The Complicity of the Gatekeepers
An operation of this scale cannot exist in a vacuum. It requires either profound incompetence or active collusion from inside the system.
Civil service gatekeepers, including facility managers and internal security teams, are tasked with controlling access to government property. For a non-existent agency to secure physical office space, move in office furniture, and conduct daily operations with high foot traffic, paperwork had to be bypassed or forged.
- Subletting Government Space: Corrupt lower-level officials frequently monetize empty offices or unallocated wings of large secretariat buildings, pocketing the cash privately.
- The "Protocol" Culture: Junior staff are trained never to question anyone who arrives with an entourage or carries themselves with the unearned arrogance of a political appointee.
- Absence of Digital Auditing: Physical registries are still widely used to track office allocations, making it remarkably easy to alter records or simply omit unauthorized occupants from official audits.
When accountability relies on paper logs and the discretion of poorly paid security guards, the entire system becomes vulnerable to penetration. The phantom agency did not hack the government; it simply walked through the front door and paid the toll.
The Cost of the Parallel Bureaucracy
Nigeria already struggles with a ballooning wage bill driven by a proliferation of agencies that duplicate duties. The Oronsaye Report, a comprehensive study aimed at restructuring and rationalizing federal agencies, has sat on government shelves for years, partially implemented at best.
This lack of structural clarity creates a perfect smokescreen. When the government itself does not have a definitive, real-time public ledger of every active agency, employee, and physical office location, it abdicates its regulatory duty.

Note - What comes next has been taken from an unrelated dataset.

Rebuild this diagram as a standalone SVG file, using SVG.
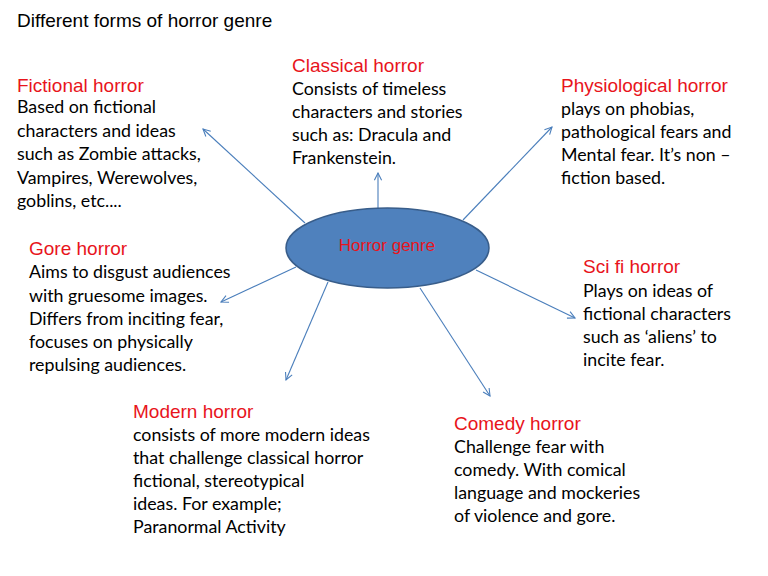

The immediate fallout of this scandal will likely involve arrests, a public parading of the suspects, and a temporary tightening of security at the secretariat gates. But these are superficial fixes. The fundamental vulnerability remains unaddressed.
Fixing this requires a complete overhaul of how state property and institutional identities are managed. The government must deploy a centralized, publicly accessible digital registry of all approved federal entities, their mandates, and their physical addresses. Any agency not on this blockchain-verified registry should be treated as a hostile intrusion. Furthermore, biometric access control for civil servants must be tied strictly to a centralized payroll system, ensuring that only verified personnel can occupy workspace within state infrastructure.
Without these structural safeguards, the secretariat buildings will remain vulnerable to exploitation. The Abuja racket proved that if you dress the part, speak the jargon, and occupy the space, you can become the state. The next group of fraudsters is already taking notes.